Ramps…so beautiful, so flavorful, so unbeknownst to me! Until now that is. And as soon as I learned about their existence, I was itching to get my hands on some. So imagine my sheer joy when I found out I would be getting ramps in my CSA box this past weekend. But I wasn’t really sure what I was going to do with it. Then I saw a post on Closet Cooking for Mushroom and Goat Strudels. The combination of savory and phyllo dough intrigued me, so I adapted the recipe to incorporate the ramps I got…with delicious results!
So the thing is, I have never worked with phyllo dough. In fact, I steer clear of it because of the horror stories I hear from others. “It’s too delicate to work with”…”It tears so easily, it’s hard to keep a filling in it”…”What is phyllo dough?”. Okay that last comment was from one of my friends who can’t even boil water, but it still counts, right? Either way, I didn’t relish the idea of using the dough in this recipe.
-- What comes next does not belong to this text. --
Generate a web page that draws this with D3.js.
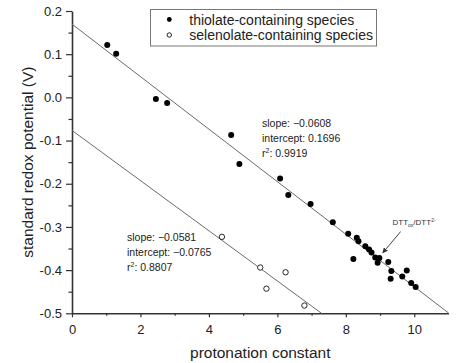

But lately, I have been taking on more and more daring cooking challenges, so I threw caution to the wind and laid the smackdown on the phyllo dough!
1 bunch ramps
1 package portabello mushrooms
2 cloves garlic
3 cups spinach
1/4 cup fig infused vinegar
1/4 cup port
Salt and pepper to taste
2-4 cups Gruyere cheese, grated (depends on your level of cheese love)
9 sheets phyllo dough (take them out of the refrigerator to thaw)
Olive oil to brush phyllo sheets
Preheat the oven to 350 degrees
Chop off the ends of the ramps and dice the remaining stalk, including the leaves. Turn to the mushrooms, chop them up and set aside. Place a little olive oil in a saucepan on medium heat and saute the ramps, mushrooms and garlic for about five minutes, or until the ramps have wilted a bit. Throw in the spinach and continue cooking until the spinach has wilted. Lower the heat a bit and add the vinegar and the port, cooking until both liquids have reduced. Add the salt and pepper to taste and remove the mixture from the heat.
While the ramp mixture cools, turn to the phyllo dough. Place a large sheet of parchment paper on a clean surface. Carefully place one sheet on the parchment paper and with a light hand, brush it with the olive oil. Place a second sheet on top of the oiled sheet (again using a light touch) and brush it with olive oil. Repeat with the third sheet. Place a line of the cheese along one of the long ends of the phyllo dough and then spoon some of the ramp mixture on top of the cheese. Now it’s time to roll the dough (I stopped and prepared myself before continuing…how could I let dough intimidate me?). Fold in the short ends of the dough to about a 1/2 inch (thanks for the rolling tips Kevin!) and then carefully start rolling the dough lengthwise. Place the tart seam side down on a baking sheet and continue the process for the remaining pieces of phyllo dough (this recipe makes three long tarts). Bake the tarts for 10-15 minutes, or until the sheets are golden brown. Allow to cool and then cut each tart into 3 or 4 equal parts (it depends on how big you want each individual tart to be).